### DATA TO PROCESS
—————

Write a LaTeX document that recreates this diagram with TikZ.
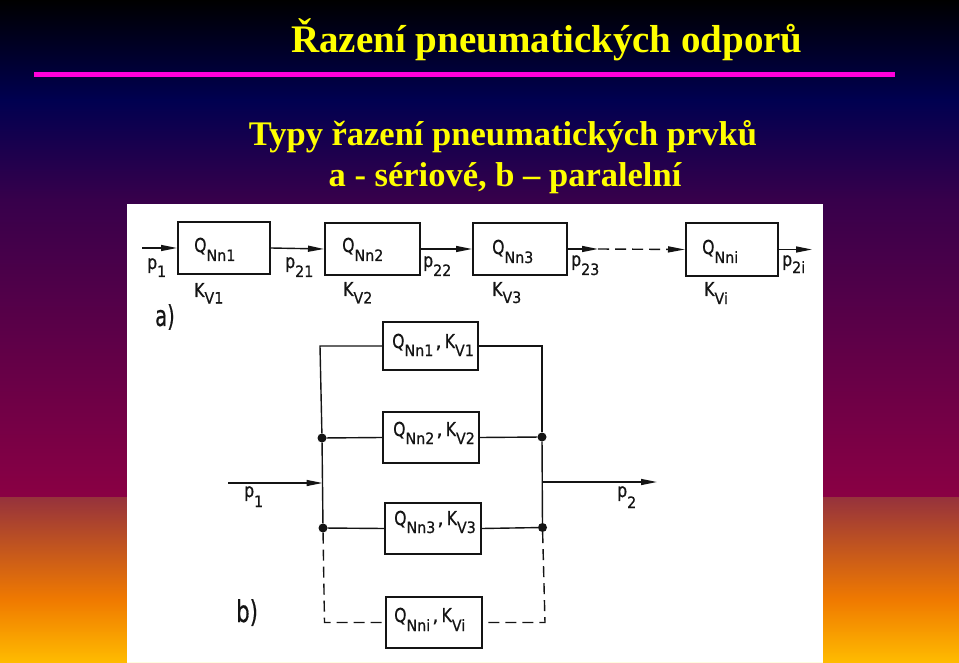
\documentclass[tikz,border=0pt]{standalone}
\usepackage{fontspec}
\usepackage{graphicx}
\setmainfont{Liberation Serif}
\newfontfamily\letterfont[RawFeature={embolden=0.6}]{DejaVu Sans}
\usetikzlibrary{arrows.meta}
\definecolor{inkc}{RGB}{20,20,20}
\definecolor{bgnavy}{RGB}{0,0,80}
\definecolor{bgpurple}{RGB}{55,0,75}
\definecolor{bgcrimson}{RGB}{138,0,68}
\definecolor{bgrust}{RGB}{150,50,60}
\definecolor{bgorange}{RGB}{240,122,0}
\definecolor{bgyellow}{RGB}{255,188,0}
\definecolor{titley}{RGB}{255,255,0}
\definecolor{rulem}{RGB}{255,0,220}
\newcommand{\sy}[3]{\scalebox{.98}[1.2]{\fontsize{16}{16}\selectfont #1}\raisebox{-#3pt}{\scalebox{1.02}[1.12]{\fontsize{14}{14}\selectfont #2}}}
\newcommand{\cm}{\kern2pt{\fontsize{20}{20}\selectfont,}\kern3pt}
\tikzset{
  unitbox/.style={draw=inkc,line width=2pt,fill=white,inner sep=0pt,minimum width=#1},
  unitbox/.default=94pt,
  wire/.style={draw=inkc,line width=1.4pt},
  flow/.style={wire,-{Triangle[length=16pt,width=6pt]}},
  brokenwire/.style={draw=inkc,line width=1.4pt,dash pattern=on 11pt off 6pt},
  junction/.style={circle,fill=inkc,inner sep=0pt,minimum size=9pt},
  lettering/.style={inner sep=0pt,anchor=base west,text=inkc,font=\letterfont},
  bigletter/.style={lettering,font=\letterfont\fontsize{25}{25}\selectfont},
  headline/.style={inner sep=0pt,anchor=base,text=titley,font=\bfseries\fontsize{39}{39}\selectfont},
  subline/.style={inner sep=0pt,anchor=base,text=titley,font=\bfseries\fontsize{34.5}{34.5}\selectfont}
}
\begin{document}
\begin{tikzpicture}[x=1pt,y=-1pt]
\useasboundingbox (0,0) rectangle (959,663);
% background
\fill[top color=black,bottom color=bgnavy] (0,0) rectangle (959,100);
\fill[top color=bgnavy,bottom color=bgpurple] (0,100) rectangle (959,200);
\fill[top color=bgpurple,bottom color=bgcrimson] (0,200) rectangle (959,497);
\fill[top color=bgrust,bottom color=bgorange] (0,497) rectangle (959,600);
\fill[top color=bgorange,bottom color=bgyellow] (0,600) rectangle (959,663);
% headings
\node[headline] (title) at (547,53) {Řazení pneumatických odporů};
\fill[rulem] (34,72) rectangle (895,77);
\node[subline] (line1) at (503,146) {Typy řazení pneumatických prvků};
\node[subline] (line2) at (505,186.5) {a - sériové, b – paralelní};
% scanned sheet
\fill[white] (127,204) rectangle (823,663);
\fill[yellow!12] (127,661.5) rectangle (823,663);
% series
\node[unitbox=92pt,minimum height=52pt] (s1) at (224,248) {};
\node[unitbox=95pt,minimum height=52pt] (s2) at (372.5,249) {};
\node[unitbox=94pt,minimum height=52pt] (s3) at (520,249) {};
\node[unitbox=92pt,minimum height=53pt] (s4) at (732,249.5) {};
\coordinate (sin) at (142,248);
\coordinate (smid) at (598,249);
\coordinate (sout) at (812,249.5);
\draw[flow] (sin) -- (s1.west);
\draw[flow] (s1.east) -- (s2.west);
\draw[flow] (s2.east) -- (s3.west);
\draw[flow] (s3.east) -- (smid);
\draw[brokenwire,-{Triangle[length=17pt,width=6pt]}] (smid) -- (s4.west);
\draw[flow] (s4.east) -- (sout);
\node[lettering] (q1) at (194,252) {\sy{Q}{Nn1}{9}};
\node[lettering] (q2) at (342,252) {\sy{Q}{Nn2}{9}};
\node[lettering] (q3) at (492,254) {\sy{Q}{Nn3}{9}};
\node[lettering] (q4) at (702,254) {\sy{Q}{Nni}{9}};
\node[lettering] (k1) at (194,297) {\sy{K}{V1}{6.5}};
\node[lettering] (k2) at (343,296) {\sy{K}{V2}{7.5}};
\node[lettering] (k3) at (492,296) {\sy{K}{V3}{7}};
\node[lettering] (k4) at (704,296) {\sy{K}{Vi}{8}};
\node[lettering] (p1a) at (147,269) {\sy{p}{1}{8}};
\node[lettering] (p21) at (285,268) {\sy{p}{21}{9}};
\node[lettering] (p22) at (423,267) {\sy{p}{22}{9}};
\node[lettering] (p23) at (571,266) {\sy{p}{23}{9}};
\node[lettering] (p2i) at (782,266) {\sy{p}{2i}{7}};
\node[bigletter] (lba) at (155,326) {\scalebox{.78}[1.15]{a)}};
% parallel
\node[unitbox=95pt,minimum height=48pt] (m1) at (430.5,346) {};
\node[unitbox=96pt,minimum height=51pt] (m2) at (431,437.5) {};
\node[unitbox=96pt,minimum height=51pt] (m3) at (433,528.5) {};
\node[unitbox=96pt,minimum height=51pt] (m4) at (434,622.5) {};
\node[junction] (jl2) at (322,438) {};
\node[junction] (jr2) at (542,437) {};
\node[junction] (jl3) at (323,528) {};
\node[junction] (jr3) at (542.5,527.5) {};
\coordinate (tl) at (320,346);
\coordinate (tr) at (542,346);
\coordinate (bl) at (324.5,622.5);
\coordinate (br) at (545,622.5);
\coordinate (pin) at (228,483);
\coordinate (pinj) at (322.5,483);
\coordinate (poutj) at (543,482);
\coordinate (pout) at (657,482);
\draw[wire] (m1.west) -- (tl) -- (jl2);
\draw[wire] (m1.east) -- (tr) -- (jr2);
\draw[wire] (jl2) -- (m2.west);
\draw[wire] (m2.east) -- (jr2);
\draw[wire] (jl2) -- (jl3);
\draw[wire] (jr2) -- (jr3);
\draw[wire] (jl3) -- (m3.west);
\draw[wire] (m3.east) -- (jr3);
\draw[brokenwire] (jl3) -- (bl) -- (m4.west);
\draw[brokenwire] (jr3) -- (br) -- (m4.east);
\draw[flow] (pin) -- (pinj);
\draw[flow] (poutj) -- (pout);
\node[lettering] (t1) at (392,348) {\sy{Q}{Nn1}{8}\cm\sy{K}{V1}{8}};
\node[lettering] (t2) at (393,436) {\sy{Q}{Nn2}{8}\cm\sy{K}{V2}{8}};
\node[lettering] (t3) at (394,525) {\sy{Q}{Nn3}{8}\cm\sy{K}{V3}{8}};
\node[lettering] (t4) at (394,622) {\sy{Q}{Nni}{9}\cm\sy{K}{Vi}{9}};
\node[lettering] (pb1) at (244,497) {\sy{p}{1}{10}};
\node[lettering] (pb2) at (617,497) {\sy{p}{2}{11}};
\node[bigletter] (lbb) at (236,622) {\scalebox{.85}[1.2]{b)}};
\end{tikzpicture}
\end{document}
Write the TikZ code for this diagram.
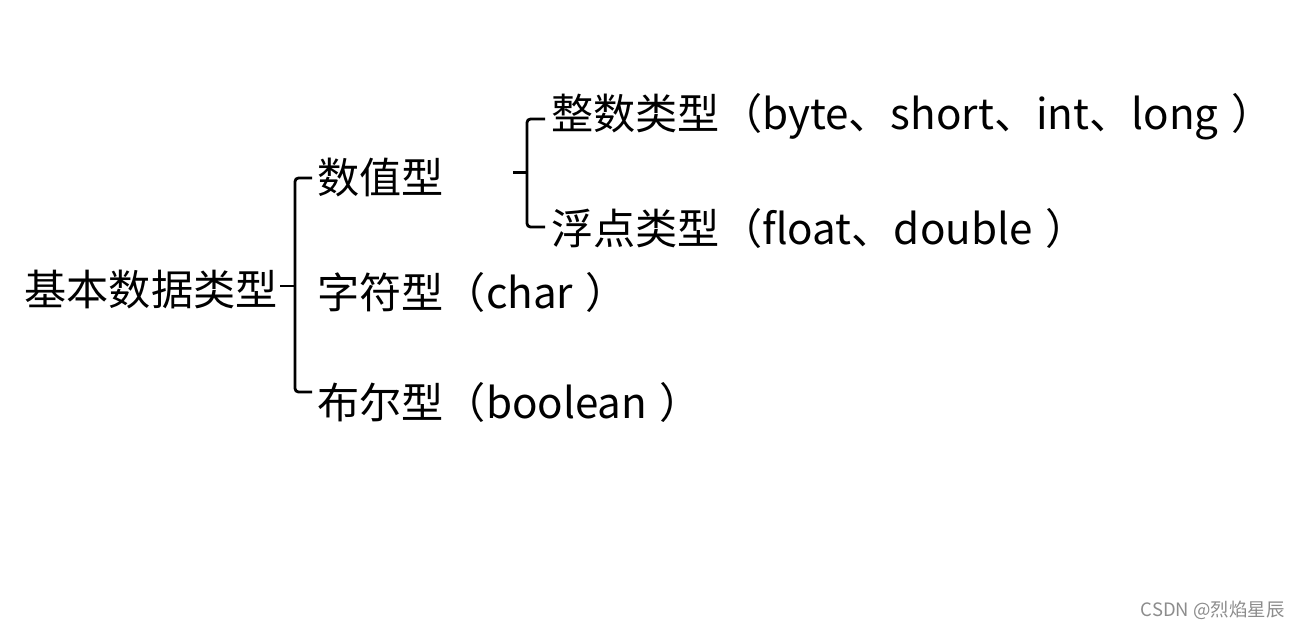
\documentclass[tikz,border=0pt]{standalone}
\usepackage{fontspec}
\setmainfont{Noto Sans CJK SC}
\usepackage{tikz}
\usetikzlibrary{positioning, calc}
\newcommand{\rp}{\hspace{0.3em}）}
\tikzset{
x=0.02cm, y=-0.02cm,
item/.style={%
    anchor=west,
    inner sep=0pt,
    font=\fontsize{24pt}{28pt}\selectfont,
    text=black
},
brace/.style={%
    draw=black,
    line width=1.6pt,
    rounded corners=2pt
},
tick/.style={draw=black, line width=1.6pt},
watermark/.style={text=black!45, font=\fontsize{10.5pt}{12pt}\selectfont, inner sep=0pt},
}

\begin{document}
\begin{tikzpicture}
	\useasboundingbox (0,0) rectangle (1300,630);
	\node[item, anchor=east] (root) at (278,290) {基本数据类型};
	\node[item] (num) at (317,178) {数值型};
	\node[item] (chr) at (317,292) {字符型（char\rp};
	\node[item] (bool) at (317,402) {布尔型（boolean\rp};
	\node[item] (int) at (551,117) {整数类型（byte、short、int、long\rp};
	\node[item] (flt) at (551,228) {浮点类型（float、double\rp};
	\node[watermark, anchor=east] (csdn) at (1285,610) {CSDN @烈焰星辰};

	% first level
	\draw[brace] ($(num.west)+(-5,0)$) -- ++(-17,0) |- ($(bool.west)+(-5,-10)$);
	\draw[tick] ($(root.east)+(17,-4)$) -- ($(root.east)+(2,-4)$);

	% second level
	\draw[brace] ($(int.west)+(-6,2)$) -- ++(-18,0) |- ($(flt.west)+(-6,-1)$);
	\draw[tick] ($(int.west)!.5!(flt.west)+(-24,0)$) -- ++(-14,0);
\end{tikzpicture}
\end{document}
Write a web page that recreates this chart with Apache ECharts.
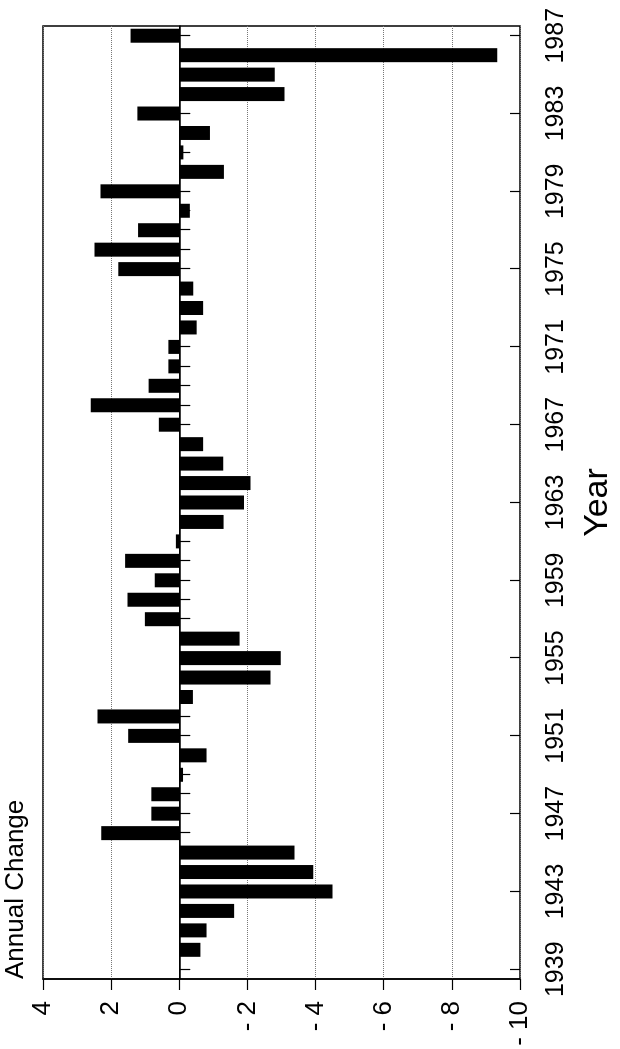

—————

### EXERCISE
Read the data above and pull out each line that holds the string "diagram".

### CORRECT RESPONSE
Write a LaTeX document that recreates this diagram with TikZ.
Write the TikZ code for this diagram.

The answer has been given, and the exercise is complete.